- Tear Talk
- Esa Shields
Having (almost literally) run the gauntlet up Bold St, swerving past the ever-increasing Grand National crowds descending on the city centre, The Kazimier provides us with welcome respite, as ever.
With the balconies decked out in white fairy lights and with Mirror Moves’ faultless New Wave soundtrack greeting visitors upon arrival, something of an event is clearly in the offing.
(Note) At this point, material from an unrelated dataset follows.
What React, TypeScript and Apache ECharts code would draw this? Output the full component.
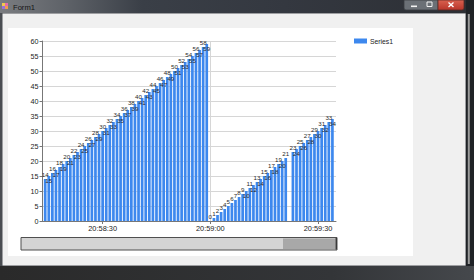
import React, { useEffect, useRef } from "react";
import * as echarts from "echarts";

// seconds after 20:58:00 for every bar
const seconds = [
  14, 15, 16, 17, 18, 19, 20, 21, 22, 23, 24, 25, 26, 27, 28, 29, 30, 31, 32, 33, 34, 35, 36,
  37, 38, 39, 40, 41, 42, 43, 44, 45, 46, 47, 48, 49, 50, 51, 52, 53, 54, 55, 56, 57, 58, 59,
  60, 61, 62, 63, 64, 65, 66, 67, 68, 69, 70, 71, 72, 73, 74, 75, 76, 77, 78, 79, 80, 81,
  83, 84, 85, 86, 87, 88, 89, 90, 91, 92, 93, 94,
];
const values = [
  14, 15, 16, 17, 18, 19, 20, 21, 22, 23, 24, 25, 26, 27, 28, 29, 30, 31, 32, 33, 34, 35, 36,
  37, 38, 39, 40, 41, 42, 43, 44, 45, 46, 47, 48, 49, 50, 51, 52, 53, 54, 55, 56, 57, 58, 59,
  0, 1, 2, 3, 4, 5, 6, 7, 8, 9, 10, 11, 12, 13, 14, 15, 16, 17, 18, 19, 20, 21,
  23, 24, 25, 26, 27, 28, 29, 30, 31, 32, 33, 34,
];
const xTickLabels = ["20:58:30", "20:59:00", "20:59:30"];
const seriesName = "Series1";
const xMinSec = 13.25;
const xMaxSec = 95;
const yMin = 0;
const yMax = 60;
const yInterval = 5;
const windowTitle = "Form1";

// x values are seconds after 20:58:00
const BASE_SEC = (20 * 60 + 58) * 60;
const pad = (n: number) => (n < 10 ? "0" + n : "" + n);
const toSec = (s: string) => {
  const [h, m, sec] = s.split(":").map(Number);
  return (h * 60 + m) * 60 + sec - BASE_SEC;
};
const fmt = (v: number) => {
  const t = Math.round(BASE_SEC + v);
  return pad(Math.floor(t / 3600)) + ":" + pad(Math.floor((t % 3600) / 60)) + ":" + pad(t % 60);
};

function labelPos(i: number): string {
  const v = values[i];
  if (seconds[i] < 60) return v % 2 === 0 ? "top" : "insideTop";
  return v < 10 || v % 2 === 1 ? "top" : "insideTop";
}

export default function App() {
  const ref = useRef<HTMLDivElement>(null);
  useEffect(() => {
    if (!ref.current) return;
    const chart = echarts.init(ref.current, undefined, { renderer: "svg" });
    const font = "Liberation Sans, Arial, sans-serif";
    const data = seconds.map((s, i) => {
      const pos = labelPos(i);
      return {
        value: [s, values[i]],
        label: { position: pos, distance: pos === "top" ? 1.5 : 1 },
      };
    });
    const tickVals = xTickLabels.map(toSec);
    const bg = (o: any) => ({ z: -10, ...o });
    chart.setOption({
      animation: false,
      textStyle: { fontFamily: font },
      grid: { left: 42.5, top: 41, width: 293.5, height: 180, containLabel: false },
      legend: {
        show: true,
        left: 354,
        top: 37.5,
        itemWidth: 13,
        itemHeight: 5,
        icon: "rect",
        padding: 0,
        textStyle: { fontSize: 6.8, color: "#222", fontFamily: font, padding: [0, 0, 0, -2] },
        data: [seriesName],
      },
      xAxis: {
        type: "value",
        min: xMinSec,
        max: xMaxSec,
        axisLine: { show: true, lineStyle: { color: "#777", width: 1 } },
        axisTick: { show: true, length: 3, customValues: tickVals, lineStyle: { color: "#777" } },
        axisLabel: {
          fontSize: 7.4,
          color: "#222",
          margin: 4,
          fontFamily: font,
          customValues: tickVals,
          hideOverlap: false,
          formatter: (val: number) => fmt(val),
        },
        splitLine: {
          show: true,
          showMinLine: false,
          showMaxLine: false,
          lineStyle: { color: "#d6d6d6", width: 1 },
        },
      },
      yAxis: {
        type: "value",
        min: yMin,
        max: yMax,
        interval: yInterval,
        axisLine: { show: true, lineStyle: { color: "#777", width: 1 } },
        axisTick: { show: true, length: 3, lineStyle: { color: "#777" } },
        axisLabel: { fontSize: 7.2, color: "#222", margin: 4, fontFamily: font },
        splitLine: { show: true, lineStyle: { color: "#d6d6d6", width: 1 } },
      },
      series: [
        {
          type: "bar",
          name: seriesName,
          data,
          barWidth: 2.7,
          itemStyle: { color: "#3d88ee" },
          label: {
            show: true,
            fontSize: 6.2,
            color: "#2a2a2a",
            fontFamily: font,
            formatter: (p: any) => String(p.value[1]),
          },
        },
      ],
      graphic: [
        bg({ type: "rect", shape: { x: 0, y: 0, width: 474, height: 280 }, style: { fill: "#2a2c30" } }),
        bg({
          type: "rect",
          shape: { x: 0, y: 0, width: 474, height: 14 },
          style: {
            fill: new echarts.graphic.LinearGradient(0, 0, 1, 0, [
              { offset: 0, color: "#7a7c80" },
              { offset: 0.14, color: "#5e6268" },
              { offset: 0.3, color: "#3a3f47" },
              { offset: 0.6, color: "#343840" },
              { offset: 1, color: "#2c2f34" },
            ]),
          },
        }),
        bg({ type: "rect", shape: { x: 0, y: 13, width: 467, height: 253 }, style: { fill: "#4a4d52" } }),
        bg({ type: "rect", shape: { x: 2.5, y: 13.5, width: 463, height: 252 }, style: { fill: "#f0f0f0" } }),
        bg({ type: "rect", shape: { x: 466, y: 0, width: 8, height: 280 }, style: { fill: "#1f2226" } }),
        bg({ type: "rect", shape: { x: 467.8, y: 14, width: 2, height: 250 }, style: { fill: "#9b9b9b" } }),
        bg({
          type: "rect",
          shape: { x: 0, y: 266, width: 474, height: 14 },
          style: {
            fill: new echarts.graphic.LinearGradient(0, 0, 1, 0, [
              { offset: 0, color: "#2a2a2a" },
              { offset: 0.7, color: "#333538" },
              { offset: 1, color: "#45484c" },
            ]),
          },
        }),
        bg({ type: "rect", shape: { x: 8, y: 28, width: 405, height: 228 }, style: { fill: "#ffffff" } }),
        bg({
          type: "rect",
          shape: { x: 21, y: 237.5, width: 316, height: 12.5 },
          style: { fill: "#d4d4d4", stroke: "#4f4f4f", lineWidth: 1 },
        }),
        bg({ type: "rect", shape: { x: 283, y: 238.5, width: 52.5, height: 10.5 }, style: { fill: "#a8a8a8" } }),
        bg({ type: "rect", shape: { x: 335.5, y: 238, width: 1.5, height: 11.5 }, style: { fill: "#3a3a3a" } }),
        bg({ type: "rect", shape: { x: 2, y: 3, width: 3, height: 3 }, style: { fill: "#f2c94c" } }),
        bg({ type: "rect", shape: { x: 5, y: 3, width: 3, height: 3 }, style: { fill: "#e86aa8" } }),
        bg({ type: "rect", shape: { x: 2, y: 6, width: 3, height: 3 }, style: { fill: "#9b72d9" } }),
        bg({ type: "rect", shape: { x: 5, y: 6, width: 3, height: 3 }, style: { fill: "#f29b4c" } }),
        {
          type: "text",
          z: 5,
          style: {
            text: windowTitle,
            x: 13,
            y: 7,
            fill: "#151515",
            fontSize: 7.6,
            fontFamily: "Liberation Sans, Arial, sans-serif",
            verticalAlign: "middle",
          },
        },
        bg({
          type: "rect",
          shape: { x: 404, y: 0, width: 34, height: 10, r: [0, 0, 0, 2] },
          style: { fill: "#6b7076", stroke: "#3a3d41", lineWidth: 0.8 },
        }),
        bg({ type: "rect", shape: { x: 411, y: 5.5, width: 6, height: 1.6 }, style: { fill: "#f2f2f2" } }),
        bg({
          type: "rect",
          shape: { x: 427, y: 2, width: 5, height: 4.5 },
          style: { fill: "none", stroke: "#f2f2f2", lineWidth: 1 },
        }),
        bg({
          type: "rect",
          shape: { x: 438, y: 0, width: 26, height: 10, r: [0, 0, 2, 0] },
          style: {
            fill: new echarts.graphic.LinearGradient(0, 0, 0, 1, [
              { offset: 0, color: "#d9614f" },
              { offset: 1, color: "#b8352a" },
            ]),
            stroke: "#5a2a25",
            lineWidth: 0.8,
          },
        }),
        bg({ type: "line", shape: { x1: 448.5, y1: 2.5, x2: 453.5, y2: 7 }, style: { stroke: "#ffffff", lineWidth: 1.4 } }),
        bg({ type: "line", shape: { x1: 453.5, y1: 2.5, x2: 448.5, y2: 7 }, style: { stroke: "#ffffff", lineWidth: 1.4 } }),
      ],
    });
    return () => chart.dispose();
  }, []);
  return (
    <div
      ref={ref}
      style={{ position: "absolute", left: 0, top: 0, width: 474, height: 280 }}
    />
  );
}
Opening proceedings, the first full show by ESA SHIELDS in eons sees the pop polymath on daunting form. Alone on stage with only an electric piano and an obelisk of a 16-track recorder for accompaniment, Shields treats the predominantly seated audience to his idiosyncratic sci-fi torch songs. Finally Dimitri and Shelley Duval superbly showcase the wayward melodies found at the heart of all of the singer-songwriter’s tracks, while, the longer the set progresses, the more he relaxes, with a pleasing hint of Scott Walker-style theatrical flourishes towards the close.
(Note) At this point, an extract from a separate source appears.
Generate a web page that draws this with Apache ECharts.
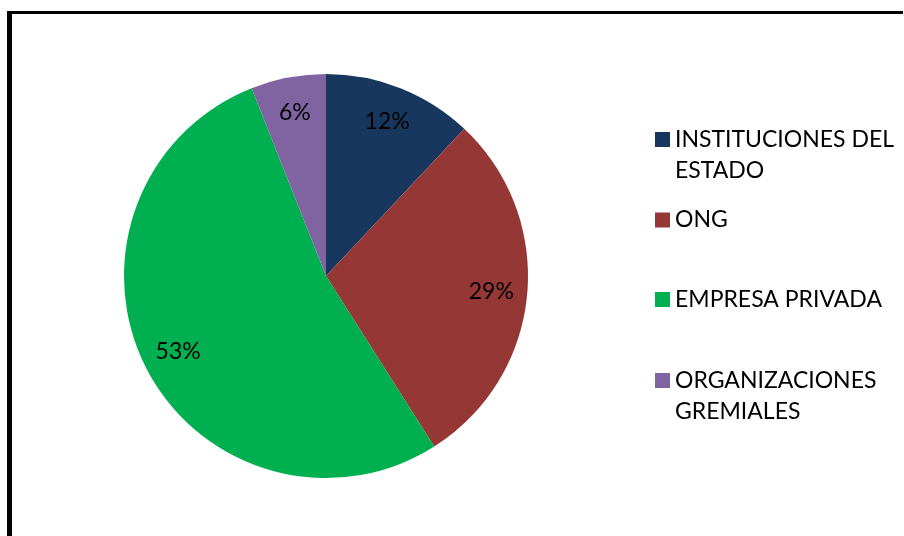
<!DOCTYPE html>
<html>
<head>
<meta charset="utf-8">
<script src="https://cdn.jsdelivr.net/npm/echarts@6/dist/echarts.min.js"></script>
<style>
  html, body { margin: 0; padding: 0; background: #fff; }
  #frame { position: absolute; left: 7px; top: 11px; width: 891px; height: 540px; border-left: 5px solid #000; border-top: 3px solid #000; }
  #chart { position: absolute; left: 0; top: 0; width: 904px; height: 536px; }
</style>
</head>
<body>
<div id="frame"></div>
<div id="chart"></div>
<script>
const categories = ['INSTITUCIONES DEL ESTADO', 'ONG', 'EMPRESA PRIVADA', 'ORGANIZACIONES GREMIALES'];
const legendLabels = ['INSTITUCIONES DEL\nESTADO', 'ONG', 'EMPRESA PRIVADA', 'ORGANIZACIONES\nGREMIALES'];
const shares = [12, 29, 53, 6];
const colors = ['#17375E', '#953735', '#00B050', '#8064A2'];

const chart = echarts.init(document.getElementById('chart'));
const FONT = 'Lato';
const data = categories.map((c, i) => ({ name: c, value: shares[i], itemStyle: { color: colors[i] } }));

const legendCenters = [139.5, 220, 299.5, 380.5];
const LH = 31;
const legends = categories.map((c, i) => {
  const twoLine = legendLabels[i].indexOf('\n') >= 0;
  return {
    orient: 'vertical',
    left: 655,
    top: twoLine ? legendCenters[i] - 1.5 * LH : legendCenters[i] - LH / 2,
    padding: 0,
    itemWidth: 15,
    itemHeight: 15,
    icon: 'rect',
    selectedMode: false,
    data: [c],
    formatter: () => (twoLine ? '\n' : '') + legendLabels[i],
    textStyle: {
      fontFamily: FONT,
      fontSize: 23,
      color: '#000',
      lineHeight: LH
    }
  };
});

chart.setOption({
  animation: false,
  color: colors,
  legend: legends,
  series: [
    {
      type: 'pie',
      center: [326, 276],
      radius: [0, 202],
      startAngle: 90,
      clockwise: true,
      data: data,
      label: { show: false },
      labelLine: { show: false },
      itemStyle: { borderWidth: 0 },
      emphasis: { disabled: true }
    },
    {
      type: 'pie',
      center: [326, 276],
      radius: [124, 202],
      startAngle: 90,
      clockwise: true,
      silent: true,
      data: categories.map((c, i) => ({ name: c, value: shares[i] })),
      itemStyle: { color: 'rgba(0,0,0,0)', borderWidth: 0 },
      label: {
        show: true,
        position: 'inside',
        formatter: p => p.value + '%',
        fontFamily: FONT,
        fontSize: 23,
        color: '#000'
      },
      labelLine: { show: false },
      emphasis: { disabled: true }
    }
  ]
});
</script>
</body>
</html>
Buoyed by an excellent mix that picks out every detail of the group’s accomplished tracks, gloom-pop architects TEAR TALK essay the bulk of this year’s excellent Ruins EP. Masters of understated elegiac songcraft, the metronomic melodicism of Decades exemplifies the quintet’s ability to wring the absolute maximum out of sparse arrangements. Downbeat confessional Realise supplies the set’s summit, lead singer Josh Miller’s stark lyrics set against an atmospheric wash of synth and tick-tocking guitar arpeggio.
The motorik thrum of Spacegun signals the arrival of SEAWITCHES for their first headline performance at The Kaz. The band’s self-avowed mission to create “epic angst disco” is writ large, the sonorous vocals of talismanic lead singer Jo Herring guiding the quartet’s excursions through jittery post-punk, Afrobeat and alt. rock.
Steered by sticksman Tilo Pinbaum’s estimable beats, which interlock seamlessly with bassist Laura Cauldwell’s redoubtable foundation lines and Jamie Jenkin’s controlled guitar squall, the likes of Sleepkill and fiery new track Tempest nimbly shoot past.
Backed by scrolling projections in keeping with the title of the evening, various aphorisms flash up on the screen, including Rosa Lee Parks’ statement, “You must never be fearful about what you are doing when you know it is right”, alongside images of Malcolm X.
The atmospheric Starlight Love and the corrosive pop of Fathead point the way forward for the group, matching the dreamy melodicism of luscious indie-pop debut 45 Stars with a tougher, more febrile energy. A hugely welcome evening’s diversion from endless analysis by pointy-headed political pundits, then. Overthow wins by a landslide.